Stillness is not the silencing of difference or the refusal to acknowledge the voices of any, particularly those who have experienced and continue to experience oppression. Stillness is not the swallowing down of our own voices in obedience to capitalism and patriarchy. It is not the collapsing of our identities in a way that refuses to acknowledge dynamics of privilege and oppression. Silence is so often a form of protection, a way to avoid violence. And it becomes its own form of violence when we are unwilling to use our voices for justice. What we seek, rather, is a slowness and a space in which we come to know ourselves, that we may act more justly and more tenderly with one another.

Because we are all seeking wholeness. We are all seeking wonder. We are all seeking the deepest depths of love.
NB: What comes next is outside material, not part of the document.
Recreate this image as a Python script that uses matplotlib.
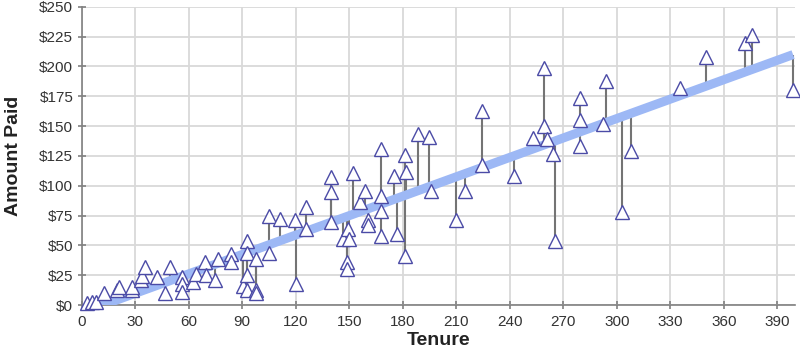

Jesus did not ask us to go into the room alone, shut the door, and never come out. He did not ask us to hide our particularities or our pain, to silence our voices to preserve a false sense of peace. He recognized the importance of stillness and even of being alone with oneself. But he used those experiences as the rich ferment from which to do his work in the world, as a way of being renewed from the onslaught of injustice which he was seeking to dismantle. We have his example, and we have each other. Let us move forward in stillness and in tenderness to repair the world.